Triangle Quiltalong series:
Post 1 – Planning & Cutting
Post 2 – Piecing
Post 3 – Quilting
Post 4 – Binding

19 Comments

  • Pippa says:

    Beautiful quilt Cinti, so pleased to see the quilt making process demystified! :)

  • marysza says:

    woo!! it looks great! so colorful and spingy! I started making a triangle quilt few weeks ago, but I got out of fabric and I can’t finish it :( I got ill and I can’t go shopping!!! :(

    • Miss Cinti @ My Poppet says:

      Most of this fabric I’ve used is from old clothes and scraps. Have a look in your wardrobe for unwanted garments :)

  • It’s very pretty. I enjoy the graduation of colours! I don’t think I’ve ever seen a triangular quilt pattern before but I like it, it’s unusual.

  • Fay says:

    This quilt is just gorgeous I really want to make one of my own. Where did you get your fabrics from?

    • Miss Cinti @ My Poppet says:

      Just an assortment of remnants from old projects and pieces of old business shirts. The is a bit of a denim skirt in there and some old cushion covers too.

  • Beckie says:

    So lovely! I love all those scrap fabric you used. The colours are fun and attractive! Great job Cintia!

  • Michelle says:

    I saw you were doing this on your facebook page – here is my first post about my quilt – I had just started it before I found your post – what uncanny timing!!!

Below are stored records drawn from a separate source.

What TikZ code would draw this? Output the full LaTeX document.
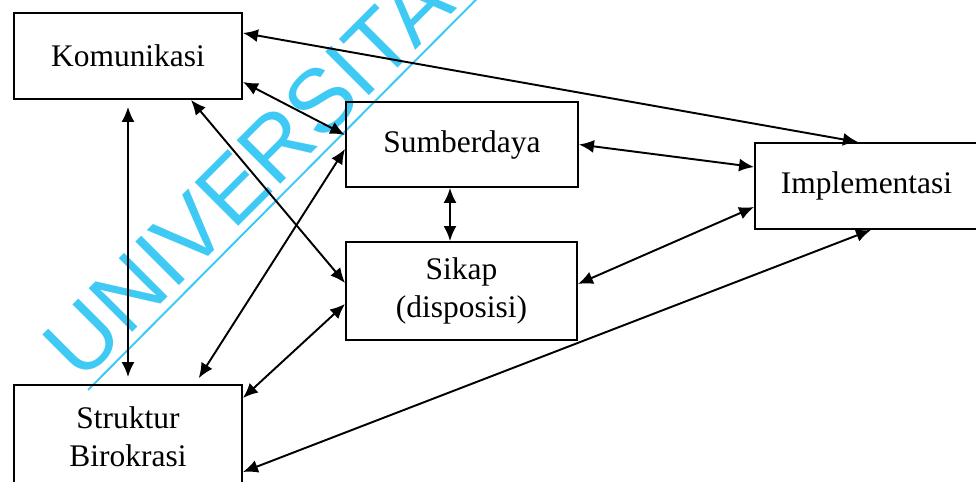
\documentclass[tikz,border=0pt]{standalone}
\usepackage{fontspec}
\setmainfont{Liberation Serif}
\newfontfamily\wmfont{Liberation Sans}
\usepackage{tikz}
\usepackage{xcolor}
\usetikzlibrary{arrows.meta,positioning,calc}
\definecolor{wmcyan}{HTML}{3FC9F5}
\tikzset{
  factorBox/.style={draw, line width=1.1pt, align=center, inner sep=0pt,
    font=\fontsize{17.9}{21.6}\selectfont},
  linkArrow/.style={{Latex[length=0.3cm,width=0.26cm]}-{Latex[length=0.3cm,width=0.26cm]}, line width=1.1pt},
  wmText/.style={rotate=45, anchor=base west, inner sep=0pt, text=wmcyan,
    font=\wmfont\fontsize{51}{51}\selectfont}
}

\begin{document}
\begin{tikzpicture}[x=0.02cm,y=0.02cm]
  \useasboundingbox (0,0) rectangle (976,482);
  % watermark
  \node[wmText] (wm) at (81.6,98.4) {UNIVERSITAS};
  \coordinate (wmA) at (88,92);
  \coordinate (wmB) at (583,590);
  \draw[wmcyan, line width=0.04cm] (wmA) -- (wmB);
  % boxes
  \node[factorBox, minimum width=4.56cm, minimum height=1.72cm] (kom) at (128,426) {Komunikasi};
  \node[factorBox, minimum width=4.64cm, minimum height=1.70cm] (sum) at (462,337.5) {Sumberdaya};
  \node[factorBox, minimum width=4.62cm, minimum height=1.96cm] (sik) at (461.5,191) {Sikap\\(disposisi)};
  \node[factorBox, minimum width=4.46cm, minimum height=1.72cm] (imp) at (866.5,296) {Implementasi};
  \node[factorBox, minimum width=4.56cm, minimum height=2.06cm] (str) at (128,45.5) {Struktur\\Birokrasi};
  % links
  \draw[linkArrow] ([yshift=0.46cm]kom.east) -- ([xshift=-0.17cm]imp.north);
  \draw[linkArrow] ([yshift=-0.52cm]kom.east) -- ([yshift=0.19cm]sum.west);
  \draw[linkArrow, shorten <=0.14cm, shorten >=0.14cm] (kom.south) -- (str.north);
  \draw[linkArrow] ([xshift=1.26cm]kom.south) -- ([yshift=0.16cm]sik.west);
  \draw[linkArrow, shorten >=0.14cm] ([yshift=-0.09cm]sum.west) -- ([xshift=1.34cm]str.north);
  \draw[linkArrow] ([xshift=-0.24cm]sum.south) -- ([xshift=-0.23cm]sik.north);
  \draw[linkArrow] (sum.east) -- ([yshift=0.38cm]imp.west);
  \draw[linkArrow] ([yshift=0.14cm]sik.east) -- ([yshift=-0.42cm]imp.west);
  \draw[linkArrow] ([yshift=-0.26cm]sik.west) -- ([yshift=0.77cm]str.east);
  \draw[linkArrow] ([yshift=-0.71cm]str.east) -- ([xshift=0.09cm]imp.south);
\end{tikzpicture}
\end{document}
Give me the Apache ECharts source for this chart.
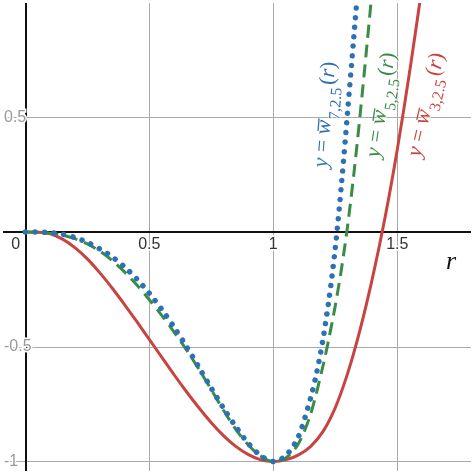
<!DOCTYPE html>
<html><head><meta charset="utf-8">
<script src="https://cdn.jsdelivr.net/npm/echarts/dist/echarts.min.js"></script>
<style>html,body{margin:0;padding:0;background:#fff}#c{width:474px;height:474px}</style>
</head><body><div id="c"></div>
<script>
// ---- data ----
const rRed   = [0,0.05,0.1,0.15,0.2,0.25,0.3,0.35,0.4,0.45,0.5,0.55,0.6,0.65,0.7,0.75,0.8,0.85,0.9,0.95,1,1.05,1.1,1.15,1.2,1.25,1.3,1.35,1.4,1.45,1.5,1.55,1.6];
const wRed   = [0,-0.001,-0.008,-0.031,-0.068,-0.117,-0.177,-0.244,-0.316,-0.391,-0.468,-0.545,-0.622,-0.696,-0.766,-0.831,-0.888,-0.935,-0.97,-0.993,-1,-0.993,-0.972,-0.935,-0.87,-0.765,-0.615,-0.425,-0.2,0.06,0.36,0.7,1.07];
const rGreen = [0,0.05,0.1,0.15,0.2,0.25,0.3,0.35,0.4,0.45,0.5,0.55,0.6,0.65,0.7,0.75,0.8,0.85,0.9,0.95,1,1.05,1.1,1.15,1.2,1.225,1.25,1.275,1.3,1.325,1.35,1.375,1.4];
const wGreen = [0,-0.001,-0.005,-0.014,-0.029,-0.052,-0.083,-0.124,-0.174,-0.231,-0.295,-0.363,-0.436,-0.514,-0.598,-0.687,-0.778,-0.862,-0.929,-0.977,-1,-0.985,-0.925,-0.795,-0.585,-0.46,-0.32,-0.16,0.03,0.255,0.51,0.785,1.07];
const rBlue  = [0,0.05,0.1,0.15,0.2,0.25,0.3,0.35,0.4,0.45,0.5,0.55,0.6,0.65,0.7,0.75,0.8,0.85,0.9,0.95,1,1.05,1.1,1.15,1.175,1.2,1.225,1.25,1.275,1.3,1.325,1.35];
const wBlue  = [0,-0.0005,-0.003,-0.01,-0.024,-0.045,-0.073,-0.108,-0.152,-0.205,-0.267,-0.337,-0.415,-0.5,-0.59,-0.681,-0.769,-0.85,-0.922,-0.975,-1,-0.975,-0.895,-0.725,-0.612,-0.47,-0.29,-0.07,0.21,0.53,0.855,1.18];
const xTickLabels = [0, 0.5, 1, 1.5];
const yTickLabels = [-1, -0.5, 0.5];
const seriesSubs = ['3,2.5', '5,2.5', '7,2.5'];
const axisVar = 'r';

const RED = '#c74440', GREEN = '#388c46', BLUE = '#2d70b3';
const SANS = '"Liberation Sans", Arial, sans-serif';
const SERIF = '"Liberation Serif", "DejaVu Serif", serif';
const pairs = (xs, ys) => xs.map((x, i) => [x, ys[i]]);

const chart = echarts.init(document.getElementById('c'), null, {renderer: 'canvas'});

// math-style label builder (layout only)
const mctx = document.createElement('canvas').getContext('2d');
function mathLabel(x0, y0, deg, color, sub) {
  const parts = [
    {t: 'y', f: 'italic 22px ' + SERIF},
    {t: ' = ', f: '22px ' + SERIF},
    {t: 'w', f: 'italic 22px ' + SERIF, bar: true},
    {t: sub, f: '16px ' + SERIF, dy: 10, pre: 1, post: 2},
    {t: '(', f: '22px ' + SERIF},
    {t: 'r', f: 'italic 22px ' + SERIF},
    {t: ')', f: '22px ' + SERIF}
  ];
  const children = [];
  let x = 0;
  parts.forEach(p => {
    mctx.font = p.f;
    const w = mctx.measureText(p.t).width;
    x += p.pre || 0;
    children.push({
      type: 'text', x: x, y: p.dy || 0,
      style: {text: p.t, font: p.f, fill: color, align: 'left', verticalAlign: 'middle',
              textAlign: 'left', textVerticalAlign: 'middle',
              stroke: 'rgba(255,255,255,0.7)', lineWidth: 2}
    });
    if (p.bar) {
      children.push({type: 'line', shape: {x1: x + 3, y1: -6, x2: x + w + 1, y2: -6},
                     style: {stroke: color, lineWidth: 1.3}});
    }
    x += w + (p.post || 0);
  });
  return {type: 'group', x: x0, y: y0, rotation: deg * Math.PI / 180, z: 50, children};
}

const option = {
  animation: false,
  backgroundColor: '#ffffff',
  grid: {left: -98.7, right: -47.3, top: -112.25, bottom: -102.25, containLabel: false, outerBoundsMode: 'none'},
  xAxis: {
    type: 'value', min: -0.5, max: 2.0, interval: 0.5,
    axisLine: {onZero: true, lineStyle: {color: '#111', width: 2}},
    axisTick: {show: false},
    axisLabel: {show: false},
    splitLine: {show: true, lineStyle: {color: '#aaaaaa', width: 1}}
  },
  yAxis: {
    type: 'value', min: -1.5, max: 1.5, interval: 0.5,
    axisLine: {onZero: true, lineStyle: {color: '#111', width: 2}},
    axisTick: {show: false},
    axisLabel: {show: false},
    splitLine: {show: true, lineStyle: {color: '#aaaaaa', width: 1}}
  },
  series: [
    {type: 'line', name: seriesSubs[0], data: pairs(rRed, wRed), showSymbol: false, smooth: 0.3, z: 3,
     lineStyle: {color: RED, width: 3}},
    {type: 'line', name: seriesSubs[1], data: pairs(rGreen, wGreen), showSymbol: false, smooth: 0.3, z: 4,
     lineStyle: {color: GREEN, width: 3, type: [13, 7]}},
    {type: 'line', name: seriesSubs[2], data: pairs(rBlue, wBlue), showSymbol: false, smooth: 0.3, z: 5,
     lineStyle: {color: BLUE, width: 5.5, type: [0.01, 9.6], cap: 'round'}}
  ]
};
chart.setOption(option);

// tick labels placed through the chart's own scales
const gfx = [];
xTickLabels.forEach(v => {
  const p = chart.convertToPixel({gridIndex: 0}, [v, 0]);
  gfx.push({type: 'text', x: p[0] + (v === 0 ? -9.5 : 0), y: p[1] + 5, z: 40,
    style: {text: String(v), font: '16px ' + SANS, fill: '#333', align: 'center', verticalAlign: 'top',
            textAlign: 'center', textVerticalAlign: 'top', stroke: '#fff', lineWidth: 3}});
});
yTickLabels.forEach(v => {
  const p = chart.convertToPixel({gridIndex: 0}, [0, v]);
  gfx.push({type: 'text', x: 4, y: p[1], z: 40,
    style: {text: String(v), font: '16px ' + SANS, fill: '#9a9a9a', align: 'left', verticalAlign: 'middle',
            textAlign: 'left', textVerticalAlign: 'middle', stroke: '#fff', lineWidth: 3}});
});
gfx.push(
  mathLabel(321.2, 167.5, 85.5, BLUE, seriesSubs[2]),
  mathLabel(373.6, 157.5, 81.5, GREEN, seriesSubs[1]),
  mathLabel(414.5, 156.5, 77, RED, seriesSubs[0]),
  {type: 'text', x: 451, y: 262, z: 50,
   style: {text: axisVar, font: 'italic 26px ' + SERIF, fill: '#111',
           align: 'center', verticalAlign: 'middle', textAlign: 'center', textVerticalAlign: 'middle'}},
  {type: 'rect', shape: {x: 0, y: 0, width: 474, height: 3}, style: {fill: '#fff'}, z: 100},
  {type: 'rect', shape: {x: 0, y: 471, width: 474, height: 3}, style: {fill: '#fff'}, z: 100},
  {type: 'rect', shape: {x: 0, y: 0, width: 3, height: 474}, style: {fill: '#fff'}, z: 100},
  {type: 'rect', shape: {x: 471, y: 0, width: 3, height: 474}, style: {fill: '#fff'}, z: 100}
);
chart.setOption({graphic: gfx});
</script>
</body></html>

    http://www.rockmyroll.com/2013/03/beginnings.html

  • jacq says:

    Absolutely love this!!
    Have been looking for a quilt idea for my almost 2 year old son and jus found it.
    Thanks so much!!

  • Joan Proud says:

    Just going to start this, hope the points look as good as yours.

  • Stacia says:

    I just finished a quilt top that was all triangles….

  • will says:

    Just what I was looking for, thank you – no good using my old shirts, I tried it but by the time I’ve finished wearing them, they look too worn out.. :)

  • Lydia says:

    Hi! Now you’ve got a loyal reader from Russia) your posts are great!
    Right now I am trying to do the triangle quilt according your instructions ( very clear ones by the way)! But suddenly I got stuck I read somewhere else that when piecing the triangle you have to leave some offset, so that the points won’t be chopped when sewn together. I still can’t figure out if I need them…

  • Krista says:

    Love the triangle quilt! I agree mixing in a velvet in a quilt where everything is cut on bias would dramatically increase the frustration level. In regards to ironing / matching the 6 point seams – you could experiment with some techniques that are designed for piecing lonestar quilts. Try pressing all the seams open and do NOT trim the points that stick out past the bottom edge. You can then use those points to help match the seams more accurately. After the rows are joined together trim the points and press the long seams open as well, using generous steam. I’m not a seam open pressor gal usually myself, but I have had better luck with this technique so it’s worth a try.